Monday, July 16, 2012

I Hate Fantasy

I have a confession to make: I hate fantasy literature. This might seem odd considering I run a blog about tabletop RPGs that focuses (at the moment) exclusively on the fantasy genre, but it's true. Aside from a handful of books, I loathe fantasy. Maybe I've just read the wrong books. Maybe it's because I went to school for literature and am a snob. I don't know.

However, this year I have set out to change this. I feel like I can't own funny-sided dice and toy soldiers that I've painted, lovingly, without enjoying a fantasy book or two. Last year I read A Game of Thrones after catching a few episodes of the show. I wasn't impressed. Or rather, the experience wasn't compelling enough that I felt obligated to devour the books in the way so many other people have. I have a theory: if I can find someone reading a book on any subway line during any given day of the week, there is no way it is good. Yeah, I'm definitely a snob.

Still, against my better judgement, I dove into A Clash of Kings earlier this year. I enjoyed this one a lot more. I still have issues with GRRM, but I actually felt tempted to dig right into his next book, A Storm of Swords, which I'm currently struggling to finish. I think he crafts brilliant characters who speak with razor-sharp wit. It's everything in between the dialogue that I don't enjoy. I had almost given up on the book, but found myself plowing through a few chapters this week. It seems, after 700+ pages, that I'm committed. I'll likely even read the whole series, because I'm a masochist and don't know when to quit. 

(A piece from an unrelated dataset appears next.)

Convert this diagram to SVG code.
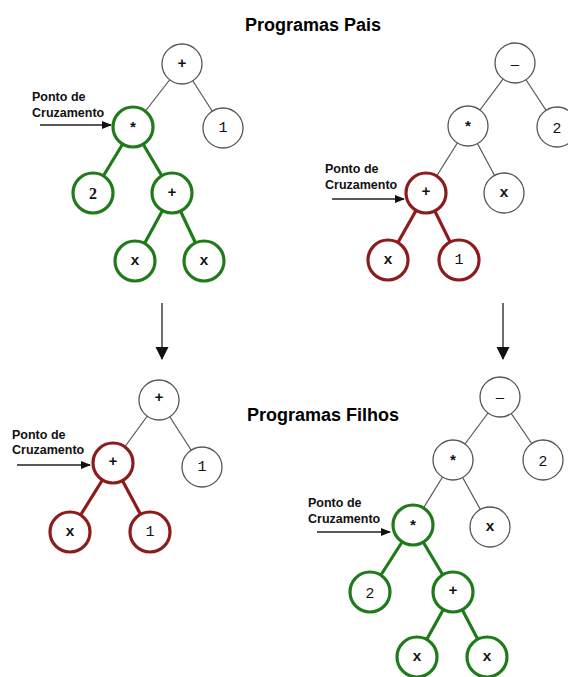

When DCC RPG showed up on my radar in April, it was the first time I heard the term "Appendix N." After doing a little research, I discovered I was familiar with some of those authors. Two exactly: Tolkien and Lovecraft. I know it's sacrosanct to say, but I hate their books. Tolkien's magnum opus, The Lord of the Rings is a series I've never been able to finish. It's really the first 100 pages of The Fellowship that kill me every time I attempt to read it. The Hobbit, on the other hand, is one of those rare fantasy books I actually enjoyed. Lovecraft has the exact opposite problem of GRRM for me. Absolutely haunting descriptions, but flat characters with boring dialogue. I think I liked two of his stories (I read 400+ pages of them), "The Colour from Out of Space" and "Pickman's Model."

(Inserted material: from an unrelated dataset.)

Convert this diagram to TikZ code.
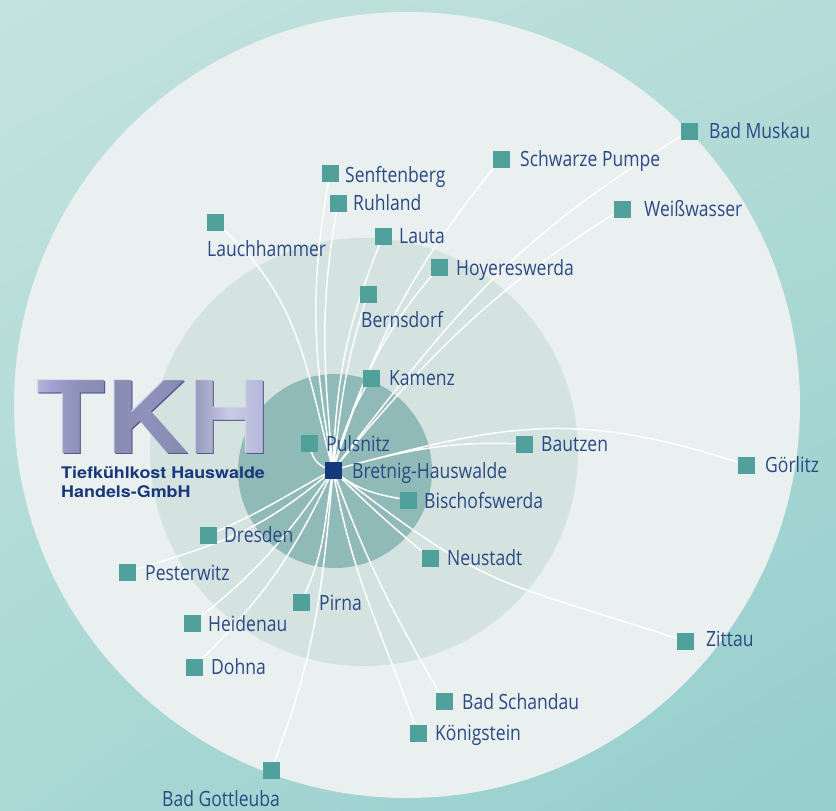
\documentclass[tikz,border=0pt]{standalone}
\usepackage{fontspec}
\usetikzlibrary{backgrounds,shadings,fadings}
\setmainfont[FakeStretch=0.835]{Open Sans}
\newfontfamily\logofont[FakeStretch=1.14]{TeX Gyre Heros}
\newfontfamily\subfont[FakeStretch=1.12]{TeX Gyre Heros}
\definecolor{bgA}{HTML}{C4E3DE}
\definecolor{bgB}{HTML}{B5DCD8}
\definecolor{bgC}{HTML}{A9D8D5}
\definecolor{bgD}{HTML}{94CECD}
\definecolor{ringA}{HTML}{E9F0EF}
\definecolor{ringB}{HTML}{D4E2E0}
\definecolor{ringC}{HTML}{8FBAB7}
\definecolor{site}{HTML}{50A09B}
\definecolor{hubc}{HTML}{17387A}
\definecolor{ink}{HTML}{2A4A85}
\definecolor{logoM}{HTML}{9FA2CF}
\definecolor{logoD}{HTML}{55578F}
\definecolor{logoL}{HTML}{DADBEA}
\pgfdeclarehorizontalshading{tkhmetal}{100bp}{
  color(0bp)=(logoM);
  color(8bp)=(logoM!70!white);
  color(16bp)=(logoM!85!black);
  color(22bp)=(logoM!60!white);
  color(28bp)=(logoM);
  color(33bp)=(logoM!90!black);
  color(40bp)=(logoM!85!black);
  color(48bp)=(logoM!90!black);
  color(56bp)=(logoM!85!black);
  color(66bp)=(logoM!55!white);
  color(74bp)=(logoM!80!white);
  color(82bp)=(logoM!60!white);
  color(90bp)=(logoM!90!white);
  color(100bp)=(logoM!60!white)}
\tikzset{
  x=1pt,y=-1pt,
  sitebox/.style={rectangle,fill=site,minimum size=17pt,inner sep=0pt,outer sep=0pt},
  hubbox/.style={rectangle,fill=hubc,minimum size=17pt,inner sep=0pt,outer sep=0pt},
  lab/.style={anchor=base west,inner sep=0pt,text=ink,font=\fontsize{21}{24}\selectfont},
  link/.style={draw=white,line width=1.5pt},
  logoletter/.style={inner sep=0pt,font=\logofont\bfseries\fontsize{100}{100}\selectfont},
  logosub/.style={anchor=base west,inner sep=0pt,text=hubc,font=\subfont\bfseries\fontsize{16}{18}\selectfont}
}
\begin{tikzfadingfrompicture}[name=tkhfade]
  \node[logoletter,text=transparent!0] (fadetext) at (0,0) {TKH};
\end{tikzfadingfrompicture}
\begin{document}
\begin{tikzpicture}
\useasboundingbox (0,0) rectangle (836,811);
% nodes
\node[hubbox] (hub) at (333,470) {};
\node[sitebox] (muskau) at (689,131) {};
\node[sitebox] (pumpe) at (501,159) {};
\node[sitebox] (weiss) at (622,209) {};
\node[sitebox] (senft) at (330,173) {};
\node[sitebox] (ruhland) at (338,203) {};
\node[sitebox] (lauch) at (215,222) {};
\node[sitebox] (lauta) at (383,236) {};
\node[sitebox] (hoyer) at (439,267) {};
\node[sitebox] (berns) at (368,294) {};
\node[sitebox] (kamenz) at (371,378) {};
\node[sitebox] (puls) at (309,443) {};
\node[sitebox] (bautzen) at (524,444) {};
\node[sitebox] (goerl) at (746,465) {};
\node[sitebox] (bisch) at (408,500) {};
\node[sitebox] (neust) at (430,558) {};
\node[sitebox] (zittau) at (685,641) {};
\node[sitebox] (dresd) at (208,535) {};
\node[sitebox] (pest) at (127,572) {};
\node[sitebox] (pirna) at (301,602) {};
\node[sitebox] (heid) at (192,623) {};
\node[sitebox] (dohna) at (194,667) {};
\node[sitebox] (schand) at (444,701) {};
\node[sitebox] (koenig) at (418,733) {};
\node[sitebox] (gott) at (271,770) {};
% backdrop and connectors
\begin{scope}[on background layer]
  \shade[upper left=bgA,upper right=bgB,lower left=bgC,lower right=bgD] (0,0) rectangle (836,811);
  \fill[ringA] (407,405) circle[radius=393];
  \fill[ringB] (364,452) circle[radius=214];
  \fill[ringC] (335,471) circle[radius=97];
  \path[link]
    (hub.center) to[out=52,in=212,looseness=1.1] (muskau)
    (hub.center) to[out=72,in=231] (pumpe)
    (hub.center) to[out=50,in=212] (weiss)
    (hub.center) to[out=100,in=260] (senft)
    (hub.center) to[out=95,in=260] (ruhland)
    (hub.center) to[out=105,in=318] (lauch)
    (hub.center) to[out=88,in=248] (lauta)
    (hub.center) to[out=73,in=230] (hoyer)
    (hub.center) to[out=83,in=252] (berns)
    (hub.center) to[out=75,in=240] (kamenz)
    (hub.center) to[out=170,in=285] (puls)
    (hub.center) to[out=15,in=178] (bautzen)
    (hub.center) to[out=15,in=162,looseness=1.1] (goerl)
    (hub.center) to[out=-40,in=170] (bisch)
    (hub.center) to[out=-45,in=140] (neust)
    (hub.center) to[out=-38,in=162,looseness=1.3] (zittau)
    (hub.center) to[out=208,in=23] (dresd)
    (hub.center) to[out=220,in=17,looseness=1.1] (pest)
    (hub.center) to[out=235,in=38] (heid)
    (hub.center) to[out=245,in=45] (dohna)
    (hub.center) to[out=260,in=65] (pirna)
    (hub.center) to[out=265,in=69] (gott)
    (hub.center) to[out=290,in=120] (schand)
    (hub.center) to[out=280,in=110] (koenig);
\end{scope}
% labels
\node[lab] (lmuskau) at (709,138) {Bad Muskau};
\node[lab] (lpumpe) at (520,166) {Schwarze Pumpe};
\node[lab] (lweiss) at (644,216) {Weißwasser};
\node[lab] (lsenft) at (345,182) {Senftenberg};
\node[lab] (lruhland) at (353,210) {Ruhland};
\node[lab] (llauch) at (207,256) {Lauchhammer};
\node[lab] (llauta) at (399,243) {Lauta};
\node[lab] (lhoyer) at (456,275) {Hoyereswerda};
\node[lab] (lberns) at (361,327) {Bernsdorf};
\node[lab] (lkamenz) at (389,385) {Kamenz};
\node[lab] (lpuls) at (326,451) {Pulsnitz};
\node[lab] (lhub) at (352,478) {Bretnig-Hauswalde};
\node[lab] (lbautzen) at (541,451) {Bautzen};
\node[lab] (lgoerl) at (765,472) {Görlitz};
\node[lab] (lbisch) at (424,508) {Bischofswerda};
\node[lab] (lneust) at (447,565) {Neustadt};
\node[lab] (lzittau) at (706,646) {Zittau};
\node[lab] (ldresd) at (224,542) {Dresden};
\node[lab] (lpest) at (145,580) {Pesterwitz};
\node[lab] (lpirna) at (319,610) {Pirna};
\node[lab] (lheid) at (208,631) {Heidenau};
\node[lab] (ldohna) at (211,674) {Dohna};
\node[lab] (lschand) at (462,709) {Bad Schandau};
\node[lab] (lkoenig) at (435,740) {Königstein};
\node[lab] (lgott) at (162,806) {Bad Gottleuba};
% logo
\node[logoletter,text=logoM,anchor=base west] (logoc) at (36.5,453) {TKH};
\fill[logoD,path fading=tkhfade,fit fading=false,fading transform={shift={([shift={(1.3,1.3)}]logoc.center)}}] (28,370) rectangle (280,462);
\fill[logoL,path fading=tkhfade,fit fading=false,fading transform={shift={([shift={(-1,-1)}]logoc.center)}}] (28,370) rectangle (280,462);
\shade[shading=tkhmetal,shading angle=0,path fading=tkhfade,fit fading=false,fading transform={shift={(logoc.center)}}] (38,370) rectangle (272,462);
\node[logosub] (sub1) at (61,478) {Tiefkühlkost Hauswalde};
\node[logosub] (sub2) at (61,497) {Handels-GmbH};
\end{tikzpicture}
\end{document}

It's really the other authors, whom I had never even heard of, that caught my eye, particularly Fritz Leiber and Robert E. Howard. I've slowly been collecting their books or putting them on hold at the library, hoping that they will provide me with better experiences than other fantasy authors have in the past. After I finish A Storm of Swords, I'm going to dive right into Swords Against Deviltry.

I end this post with two questions and a request: am I missing something in the works of GRRM, Tolkien, and Lovecraft? In some cases, it's been years since I've read their work, should I go back and re-read them? Lastly, what do you recommend to someone looking to make fantasy a "project"?

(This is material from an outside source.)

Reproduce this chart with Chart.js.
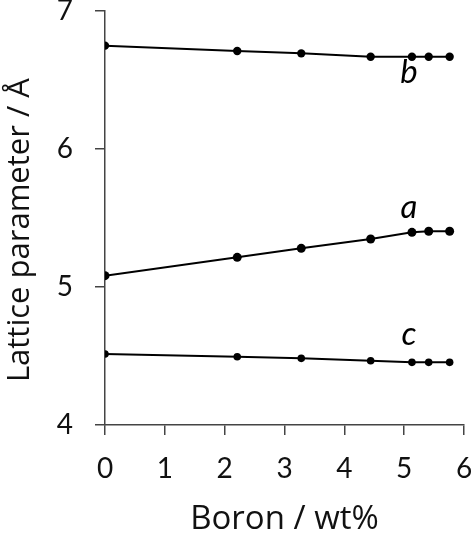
<!DOCTYPE html>
<html>
<head>
<meta charset="utf-8">
<script src="https://cdn.jsdelivr.net/npm/chart.js@4"></script>
<style>
html,body{margin:0;padding:0;background:#fff;}
canvas{display:block;}
</style>
</head>
<body>
<canvas id="c" width="474" height="536"></canvas>
<script>
const boron = [0, 2.21, 3.28, 4.44, 5.13, 5.41, 5.76];
const paramA = [5.082, 5.215, 5.280, 5.348, 5.396, 5.404, 5.404];
const paramB = [6.749, 6.710, 6.693, 6.669, 6.669, 6.669, 6.669];
const paramC = [4.514, 4.495, 4.483, 4.466, 4.454, 4.454, 4.454];
const seriesNames = ['a', 'b', 'c'];
const xTicks = [0, 1, 2, 3, 4, 5, 6];
const yTicks = [4, 5, 6, 7];

const FONT = 'Lato';
const TITLE_FONT = 'Open Sans';
const toPts = arr => arr.map((v, i) => ({x: boron[i], y: v}));

// label offset (px) relative to 5th point of each series
const labelOffsets = {a: {dx: -3, dy: -14}, b: {dx: -3, dy: 26}, c: {dx: -3, dy: -17}};

const seriesLabels = {
  id: 'seriesLabels',
  afterDatasetsDraw(chart) {
    const ctx = chart.ctx;
    ctx.save();
    ctx.font = 'italic 33px ' + FONT;
    ctx.fillStyle = '#000';
    ctx.textAlign = 'center';
    ctx.textBaseline = 'alphabetic';
    chart.data.datasets.forEach((ds, i) => {
      const meta = chart.getDatasetMeta(i);
      const p = meta.data[4];
      const off = labelOffsets[ds.label];
      ctx.fillText(ds.label, p.x + off.dx, p.y + off.dy);
    });
    ctx.restore();
  }
};

const dsStyle = (r) => ({
  showLine: true,
  borderColor: '#000',
  borderWidth: 2,
  backgroundColor: '#000',
  pointBackgroundColor: '#000',
  pointBorderColor: '#000',
  pointRadius: r,
  pointBorderWidth: 0,
  tension: 0
});

const noPad = s => { s.paddingTop = 0; s.paddingBottom = 0; s.paddingLeft = 0; s.paddingRight = 0; };

new Chart(document.getElementById('c'), {
  type: 'scatter',
  data: {
    datasets: [
      Object.assign({label: seriesNames[0], data: toPts(paramA)}, dsStyle(4.5)),
      Object.assign({label: seriesNames[1], data: toPts(paramB)}, dsStyle(4.2)),
      Object.assign({label: seriesNames[2], data: toPts(paramC)}, dsStyle(3.8))
    ]
  },
  plugins: [seriesLabels],
  options: {
    responsive: false,
    animation: false,
    devicePixelRatio: 1,
    layout: {padding: {top: 11, right: 10, left: 0, bottom: 0}},
    plugins: {legend: {display: false}, tooltip: {enabled: false}},
    scales: {
      x: {
        type: 'linear',
        min: 0, max: 6,
        afterBuildTicks: s => { s.ticks = xTicks.map(v => ({value: v})); },
        afterFit: s => { s.height = 111; noPad(s); },
        ticks: {color: '#111', font: {family: FONT, size: 28, lineHeight: 1}, padding: 20, maxRotation: 0},
        grid: {drawOnChartArea: false, drawTicks: true, tickLength: 10, color: '#444', lineWidth: 1.5},
        border: {color: '#444', width: 1.5},
        title: {display: true, text: 'Boron / wt%', color: '#111', font: {family: TITLE_FONT, size: 33}, padding: {top: 0, bottom: -3}}
      },
      y: {
        type: 'linear',
        min: 4, max: 7,
        afterBuildTicks: s => { s.ticks = yTicks.map(v => ({value: v})); },
        afterFit: s => { s.width = 105; noPad(s); },
        ticks: {color: '#111', font: {family: FONT, size: 28, lineHeight: 0.7}, padding: 22},
        grid: {drawOnChartArea: false, drawTicks: true, tickLength: 10, color: '#444', lineWidth: 1.5},
        border: {color: '#444', width: 1.5},
        title: {display: true, text: 'Lattice parameter / Å\u00a0\u00a0\u00a0', color: '#111', font: {family: TITLE_FONT, size: 31}, padding: {top: 2, bottom: 0}}
      }
    }
  }
});
</script>
</body>
</html>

  1. I share your opinion on Tolkien. I've read lots of Lovecraft but the whole Cthulhu thing is way overdone now so I can see why it wouldn't be that appealing.

  2. The thing is, I really want to like Tolkien. If it wasn't for the movie adaptations rolling around at the exact same time I discovered D&D, I'm not sure I would still be playing games 10 years later. It just baffles me how the same author who produced The One Ring Trilogy also wrote The Hobbit.

    Could you make some recommendations for Lovecraft? There's a good chance I read it in my trek through his stories, but I'm always willing to revisit something if I missed out the first time around.

  3. I'm with you on Tolkien as well. Love the Hobbit -- find LotR bloated and uninteresting. Fritz Leiber is absolutely fantastic. One caveat: I would advise you to start with maybe Swords in the Mist instead of Swords Against Deviltry. The best part of Fafhrd and the Gray Mouser is them playing off one another. Swords Against Deviltry starts out with origin stories for each of them, so you don't see them interact until closer to the end of the book. I found the "individual" stories to be considerably less fun. The Lean Times in Lankhmar collection is a good one to start with if you can find it...

    1. Thanks for the tip, though I still think I will start at Swords and Deviltry. I read some of "The Snow Women" and really enjoyed Leiber's decriptions. If nothing else, it will provide a little bit of groundwork for understanding that particular universe.